Bunlardan birisi, “Osmanlı olmasaydı Türkiye sömürge olurdu” diyor. İnsanda biraz vicdan, unvan ve derneğinin adına layık olmalı. Yaşadığımız coğrafyanın zenginliklerini sömürten, Türk milletini Arap-Acem hayranı yapan Osmanlı mıydı, Türkiye Cumhuriyeti miydi?
Karatay Üniversitesi’nin bazı hocaları öğrencilerine Atatürk-Cumhuriyet karşıtlığı ile bilinen Yavuz Bahadıroğlu’nu anlattırıyorlar, gençleri zehirliyorlar. Öğrencilerimize bir sorunlu adam öğretilirken velilerimiz susmamalılar. Yoksa gençlerimiz yarın ailelerinin ve toplumumuzun en büyük sıkıntısı olurlar.
Konya Aydınlar Ocağı’nın bir üstadı, “Avrupa diye bir kıta yoktur” diyor. Avrupa karşıtlığı adına gülünçleştiğinin farkına varmıyor. Olayın ilginç yönü nedir biliyor musunuz? Orada “akademisyen”, “eğitimci”, “milliyetçi, “aydın” adı altında bu saçmalığı duyan, ama ağzını açmayan bir sürü kişi var ama hiç birisinden ses çıkmıyor. Bilimin, aklın, eğitimin, Türk milliyetçiliğinin çiğnendi bir yerde kişiler seslerini çıkarmıyorlarsa, hepsi yok hükmündedir.

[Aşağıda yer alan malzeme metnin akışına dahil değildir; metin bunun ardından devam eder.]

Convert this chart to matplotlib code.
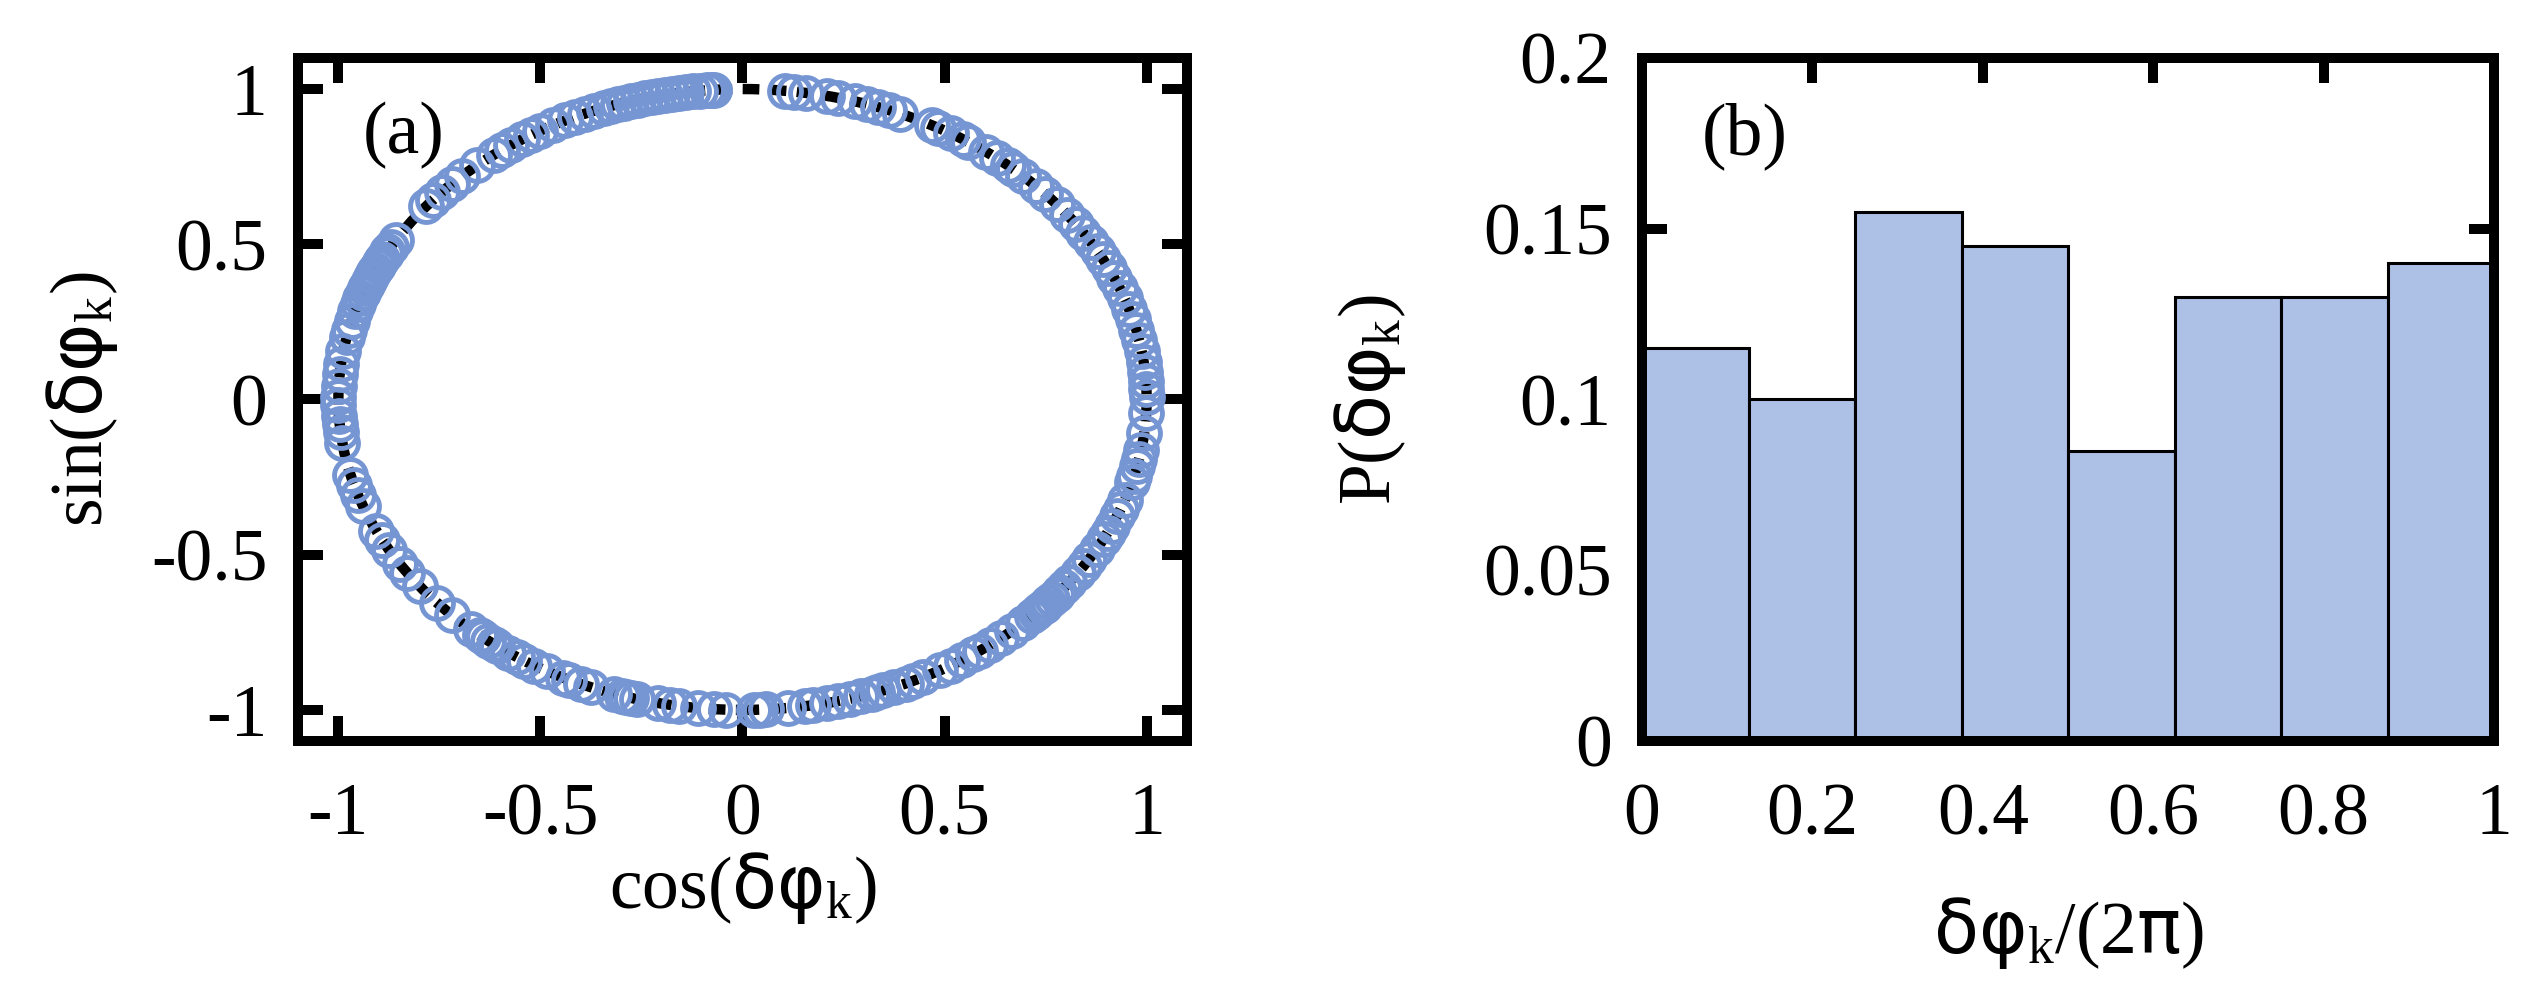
import numpy as np
import matplotlib
matplotlib.use("Agg")
import matplotlib.pyplot as plt
from matplotlib.patches import Circle

plt.rcParams['font.family'] = ['Liberation Serif', 'DejaVu Sans']
plt.rcParams['mathtext.fontset'] = 'custom'
plt.rcParams['mathtext.rm'] = 'Liberation Serif'
plt.rcParams['mathtext.it'] = 'Liberation Serif:italic'
plt.rcParams['mathtext.sf'] = 'DejaVu Sans'

# ---- data ----
# phase differences in degrees, panel (a)
phase_deg = [
    0.5, 2, 3.5, 5, 7, 9, 11, 13, 15, 17, 19, 21, 23, 25, 27, 28.5, 30.5, 32.5, 34.5, 36.5, 39, 41.5, 43.5,
    46, 48, 49, 51, 53, 56, 57, 59, 61, 62, 67, 68.7, 70.4, 72, 73.8, 76.3, 78, 81, 82.7, 84,
    94, 94.5, 95, 96, 97, 98, 99, 100, 101, 102, 103, 104, 105, 106, 107, 108, 109, 110, 111.5, 113, 114.5, 116,
    118, 120, 121.5, 123, 125, 126.6, 128, 131, 134,
    136, 138, 140, 141.5, 149, 150.5, 151.5, 152, 153, 153.8, 154.5, 155.3, 156, 156.8, 157.5, 158.3, 159, 160,
    161, 162, 163.4, 165.3, 167, 168.4, 171, 173.4, 175.3, 177.5, 179.6,
    181, 183, 184.5, 186, 188, 194, 196, 198, 200, 205, 207, 209, 212, 214, 217, 221, 224,
    227.8, 229.4, 230, 231, 232, 232.6, 234.6, 236, 237.3, 239, 241, 243.7, 244.5, 246.4, 248, 251.5, 252.7,
    253.3, 254, 254.8, 258, 259.7, 261, 263.7, 266, 267.7,
    271.7, 272.5, 273.3, 276.5, 278.9, 280, 282, 283.7, 285.4, 287, 288.7, 289.5, 290.4, 292, 293.8, 295,
    296.5, 299.2, 301, 302.9, 304.8, 306, 307.8, 309.8, 311.9, 314,
    315.8, 316.5, 317.2, 318, 318.4, 319.2, 320, 321, 321.6, 322.8, 323.9, 326.1, 327.6, 329, 331.2, 333.3,
    334.6, 336, 338, 339.3, 341.2, 344.5, 345.7, 347.6, 348.9, 350.7, 353.8, 357.5,
]

# histogram, panel (b)
bin_left = [0.0, 0.125, 0.25, 0.375, 0.5, 0.625, 0.75, 0.875]
bin_height = [0.115, 0.10, 0.155, 0.145, 0.085, 0.13, 0.13, 0.14]
bin_width = 0.125

ticks_a = [-1, -0.5, 0, 0.5, 1]
ticklabels_a = ['-1', '-0.5', '0', '0.5', '1']
xticks_b = [0, 0.2, 0.4, 0.6, 0.8, 1]
xticklabels_b = ['0', '0.2', '0.4', '0.6', '0.8', '1']
yticks_b = [0, 0.05, 0.1, 0.15, 0.2]
yticklabels_b = ['0', '0.05', '0.1', '0.15', '0.2']

# ---- style ----
FS = 53
SPW = 7.2
marker_color = '#7595d3'
bar_color = '#adc0e6'

fig = plt.figure(figsize=(25.38, 9.93), dpi=100)
axA = fig.add_axes([0.1174, 0.2538, 0.3503, 0.6878])
axB = fig.add_axes([0.6470, 0.2538, 0.3357, 0.6878])


def style_axes(ax):
    for s in ax.spines.values():
        s.set_linewidth(SPW)
    ax.tick_params(which='both', direction='in', length=18, width=SPW,
                   top=True, right=True, labelsize=FS, pad=22)
    ax.tick_params(axis='x', pad=30)


# panel (a)
theta = np.deg2rad(np.array(phase_deg))
axA.add_patch(Circle((0, 0), 1.0, fill=False, edgecolor='black', lw=7.5,
                     linestyle=(0, (1.6, 1.0)), zorder=2))
axA.plot(np.cos(theta), np.sin(theta), linestyle='none', marker='o', ms=23,
         mfc='none', mec=marker_color, mew=3.5, zorder=3)
axA.set_xlim(-1.1, 1.1)
axA.set_ylim(-1.1, 1.1)
axA.set_xticks(ticks_a)
axA.set_xticklabels(ticklabels_a)
axA.set_yticks(ticks_a)
axA.set_yticklabels(ticklabels_a)
style_axes(axA)
axA.set_xlabel(r'cos($\mathsf{δφ}_\mathrm{k}$)', fontsize=FS, labelpad=0)
axA.set_ylabel(r'sin($\mathsf{δφ}_\mathrm{k}$)', fontsize=FS, labelpad=22)
axA.text(0.119, 0.886, '(a)', transform=axA.transAxes, fontsize=FS,
         ha='center', va='center')

# panel (b)
axB.set_axisbelow(True)
axB.bar(bin_left, bin_height, width=bin_width, align='edge', color=bar_color,
        edgecolor='black', linewidth=2.2, zorder=1)
axB.set_xlim(0, 1)
axB.set_ylim(0, 0.2)
axB.set_xticks(xticks_b)
axB.set_xticklabels(xticklabels_b)
axB.set_yticks(yticks_b)
axB.set_yticklabels(yticklabels_b)
style_axes(axB)
axB.set_xlabel(r'$\mathsf{δφ}_\mathrm{k}$/(2$\mathsf{π}$)', fontsize=FS, labelpad=32)
axB.set_ylabel(r'P($\mathsf{δφ}_\mathrm{k}$)', fontsize=FS, labelpad=54)
axB.text(0.121, 0.886, '(b)', transform=axB.transAxes, fontsize=FS,
         ha='center', va='center')

fig.savefig('out.png', dpi=100)
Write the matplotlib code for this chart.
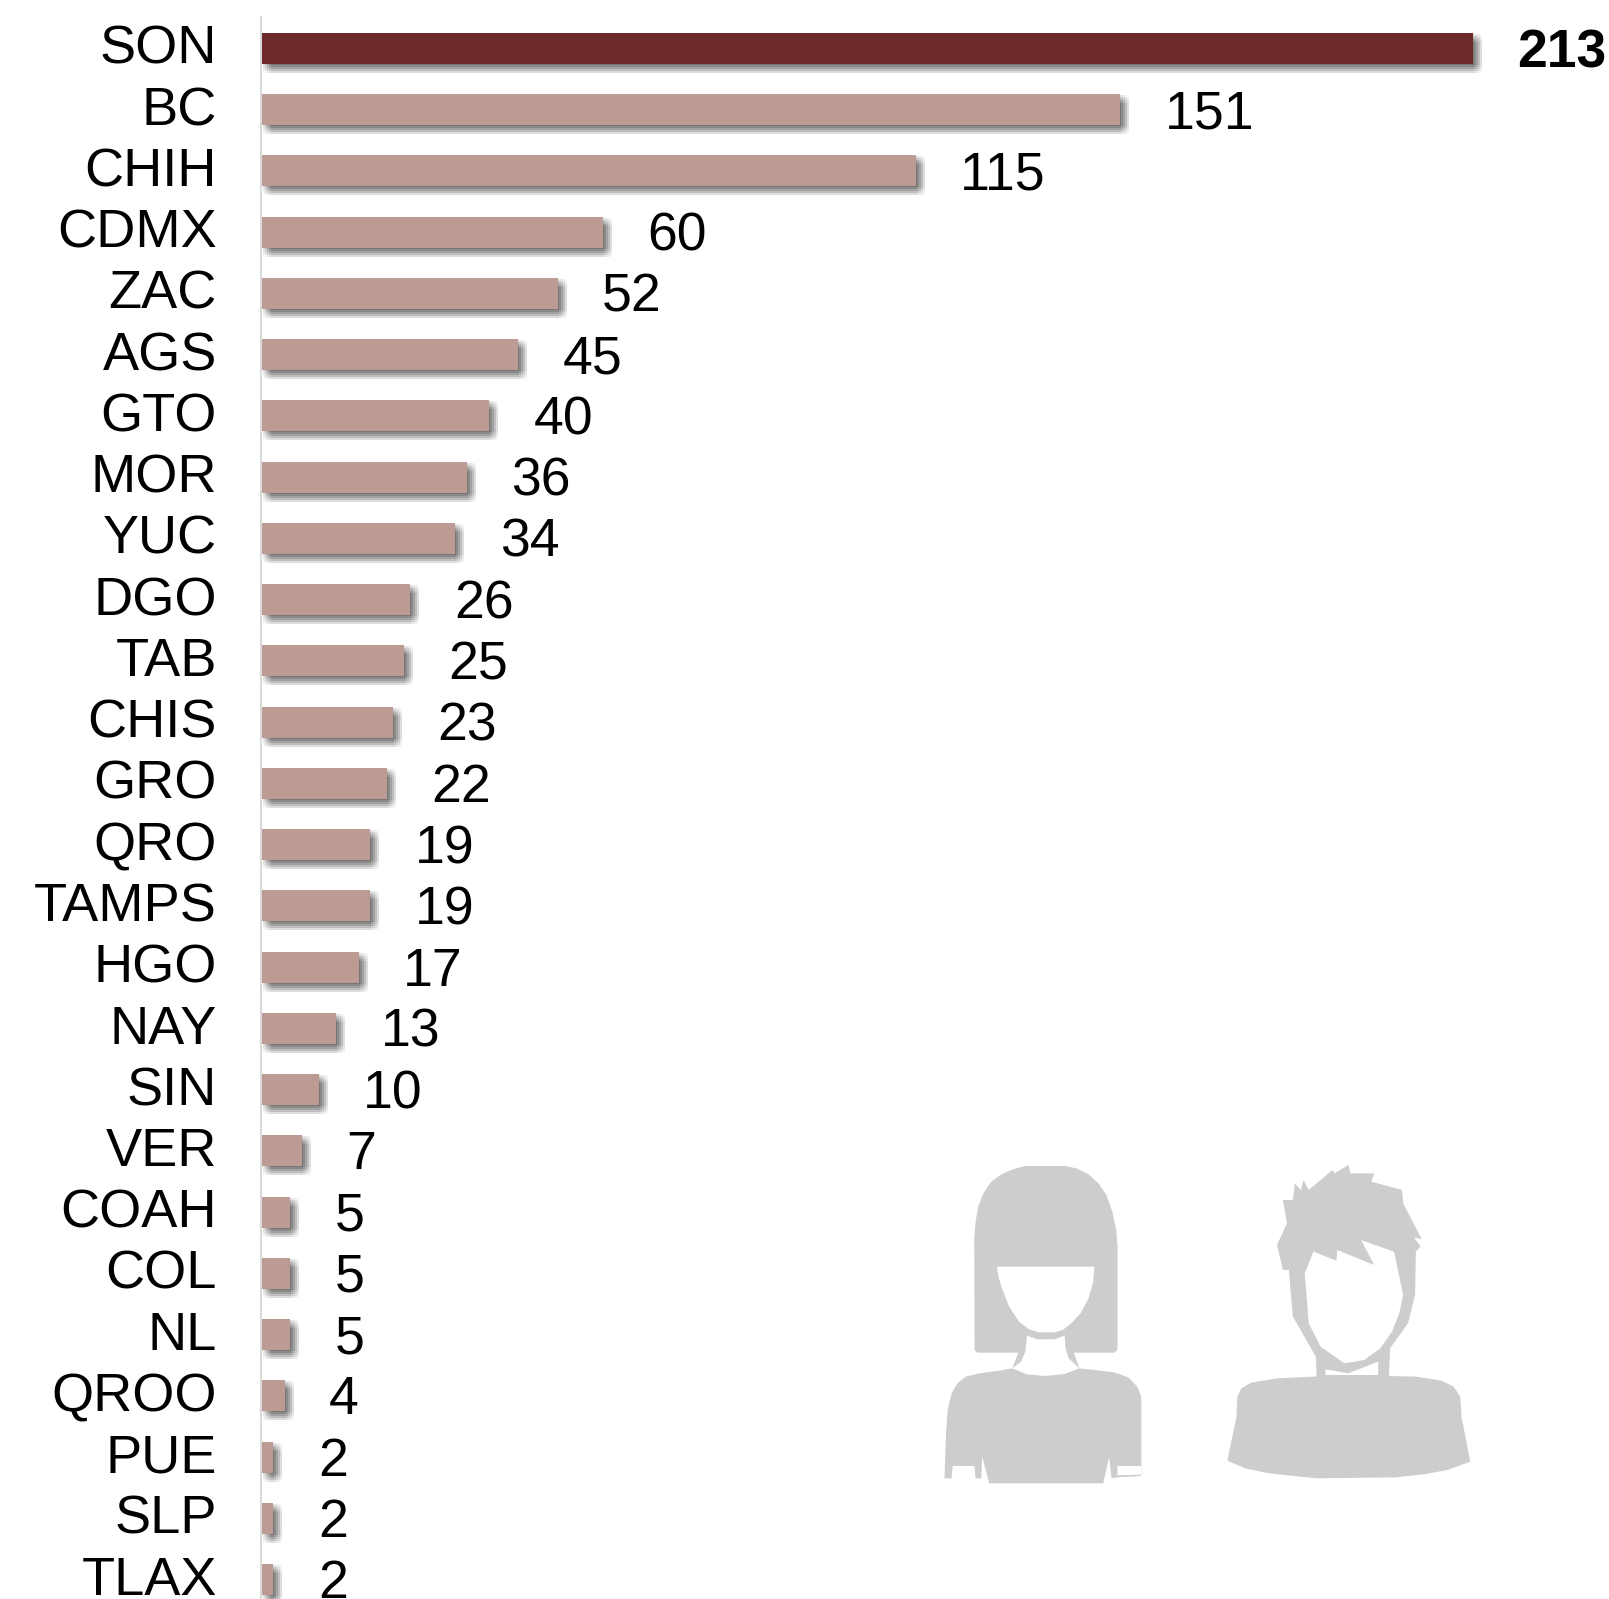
import matplotlib
matplotlib.use("Agg")
import matplotlib.pyplot as plt
import matplotlib.patheffects as pe
from matplotlib.patches import Polygon

plt.rcParams['font.family'] = ['Liberation Sans', 'DejaVu Sans']

states = ["SON","BC","CHIH","CDMX","ZAC","AGS","GTO","MOR","YUC","DGO","TAB","CHIS","GRO",
          "QRO","TAMPS","HGO","NAY","SIN","VER","COAH","COL","NL","QROO","PUE","SLP","TLAX"]
values = [213,151,115,60,52,45,40,36,34,26,25,23,22,19,19,17,13,10,7,5,5,5,4,2,2,2]

W, H = 1609, 1599
PX = 72 / 100
FS_CAT = 39
FS_VAL = 38.5
DARK, LIGHT, ICON = "#6E2A2A", "#BC9B95", "#CDCDCD"

fig = plt.figure(figsize=(W/100, H/100), dpi=100, facecolor="white")
ax = fig.add_axes([262/W, 0, 1-262/W, 1])
ax.set_xlim(0, (W-262)/5.685)
ax.set_ylim((H-48.5)/61.24, -48.5/61.24)

# soft drop shadow: a stack of faint offset copies
shadow = []
for dx in (1, 3, 5, 7, 9):
    for dy in (1, 3, 5, 7, 9):
        shadow.append(pe.SimplePatchShadow(offset=(dx*PX, -dy*PX), shadow_rgbFace="#000000", alpha=0.028))
shadow.append(pe.Normal())

colors = [DARK] + [LIGHT]*(len(values)-1)
bars = ax.barh(range(len(values)), values, height=31/61.24, color=colors, linewidth=0)
for b in bars:
    b.set_path_effects(shadow)
    b.set_clip_on(False)

for i, v in enumerate(values):
    ax.annotate(str(v), (v, i), xytext=(44.5*PX, 1*PX), textcoords="offset points",
                ha="left", va="center_baseline", fontsize=FS_VAL, color="black",
                fontweight="bold" if i == 0 else "normal", annotation_clip=False)

# category labels sit slightly above the bar centres
nudge = 4 / 61.24
ax.set_yticks([i - nudge for i in range(len(states))])
ax.set_yticklabels(states)
ax.tick_params(axis="y", length=0, pad=44*PX, labelsize=FS_CAT, labelcolor="black")
for t in ax.get_yticklabels():
    t.set_verticalalignment("center_baseline")
ax.tick_params(axis="x", bottom=False, labelbottom=False)
for s in ["top", "right", "bottom"]:
    ax.spines[s].set_visible(False)
ax.spines["left"].set_color("#D9D9D9")
ax.spines["left"].set_linewidth(2*PX)
ax.spines["left"].set_position(("outward", 1*PX))
ax.spines["left"].set_bounds((17-48.5)/61.24, (H-48.5)/61.24)

# decorative silhouettes, outlines in crop units (2.52 per px across, 3 per px down)
ov = fig.add_axes([0, 0, 1, 1], facecolor="none")
ov.set_xlim(0, W); ov.set_ylim(H, 0); ov.axis("off")
def shape(pts, col):
    ov.add_patch(Polygon([(900+x/2.52, 1140+y/3) for x, y in pts], closed=True, fc=col, ec="none"))

woman_hair = [(188,630),(187,300),(190,250),(197,200),(210,160),(230,125),(255,103),(285,88),(315,78),
              (415,78),(445,85),(475,103),(500,130),(520,165),(535,215),(545,270),(548,320),(548,630),
              (540,638),(438,638),(452,685),(283,685),(298,638),(195,638)]
woman_body = [(283,685),(250,692),(200,700),(165,710),(145,730),(130,760),(120,810),(116,880),(112,1015),
              (130,1015),(133,978),(188,978),(190,1015),(205,1015),(207,950),(225,1030),(512,1030),(527,950),
              (533,1015),(547,1012),(608,1008),(608,770),(598,740),(575,712),(540,697),(490,690),(452,685)]
woman_patch = [(548,978),(608,978),(608,1004),(548,1006)]
woman_face = [(244,380),(490,380),(487,425),(475,475),(455,520),(430,552),(410,570),(390,577),(350,577),
              (325,568),(300,545),(275,500),(257,445),(248,410)]
woman_neck = [(320,587),(345,598),(390,598),(415,587),(417,625),(425,655),(452,685),(415,702),(365,708),
              (320,703),(283,685),(305,665),(316,635)]
shape(woman_hair, ICON); shape(woman_body, ICON); shape(woman_patch, "white")
shape(woman_neck, "white"); shape(woman_face, "white")

man_hair = [(965,180),(990,180),(995,130),(1010,150),(1017,120),(1030,150),(1090,90),(1095,100),(1130,75),
            (1135,100),(1195,100),(1188,125),(1265,150),(1268,190),(1315,298),(1295,292),(1312,320),(1300,335),
            (1298,465),(1280,550),(1235,625),(1232,715),(1050,715),(1048,650),(990,530),(980,390),(965,390),
            (950,315),(975,250)]
man_face = [(1042,335),(1100,362),(1102,330),(1195,375),(1162,300),(1245,335),(1268,465),(1258,520),(1240,575),
            (1210,625),(1170,660),(1120,670),(1060,620),(1030,550),(1020,400)]
man_neck = [(1072,688),(1130,700),(1205,665),(1205,705),(1072,705)]
man_body = [(850,770),(860,745),(885,728),(950,715),(1130,705),(1300,710),(1365,722),(1395,740),(1412,770),
            (1415,830),(1437,965),(1380,990),(1320,1003),(1250,1012),(1050,1015),(930,1000),(870,985),(825,962),(848,830)]
shape(man_hair, ICON); shape(man_face, "white"); shape(man_neck, "white"); shape(man_body, ICON)

fig.savefig("out.png", dpi=100, facecolor="white")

Adı geçen üniversitenin hocalarından birisi diyor ki: “Dilencilik bize Batı’dan gelmiştir. Atasözlerimiz ya hadislerden ya ayetlerden alınmıştır.” Bu kafa medrese kafasıdır. Bu kafa Türk kültür ve tarihine kapalıdır. Konya Aydınlar Ocağı’nın aydınlarından olan bu hoca Batı’yı ve Türk tarihi bilmiyor mu? İnsan bu kadar mı dar düşünür. Dindar görünümlü bu hoca geçmişte, Medine sokaklarının dilencilerle dolu olduğunu, Peygamber’in onlara “Gidin çalışın” dediğini ayet ve hadislerde “Dilenciye verin” dendiğini, dünyanın dilencisi en çok olan ülkelerin İslam ülkeleri olduğunu hiç duymadı mı?
Yazılacak daha çok şey var ama bu kadar yeter. Sonra devam edeceğim. Yazdıklarımı şöyle toparlayayım:
Pek mübarek aydınlarımız ve hocalarımız,
Mustafa Kemal Atatürk ve Türkiye Cumhuriyeti’ne sataşmaktan, bu iki değere kılıç sallayıp durmaktan vazgeçin. Bu huyunuz size, öğrencilerimize ve halkımıza hiçbir katkı sağlamıyor.
Mustafa Kemal ve Türkiye Cumhuriyeti’nin kurucuları sizin, bizim, hepimizin analarını öldürmediler, karı ve kızlarımızı kirletmediler. İstiklal Savaşı’nda on binlerce insanımızı öldüren Mustafa Kemal ve arkadaşları değildi. Namus, can ve yurdumuzu İngiliz, Fransız ve Yunanlılardan kurtaran Mustafa Kemal ve silah arkadaşlarıydı. Bu kahramanlarımızdan ne istiyorsunuz?
Bozgunculuk yapıyorsunuz. Artık bu bozgunculuğa tahammülümüz kalmadı. Devlet ve milletimizin önemi sizden daha önemlidir.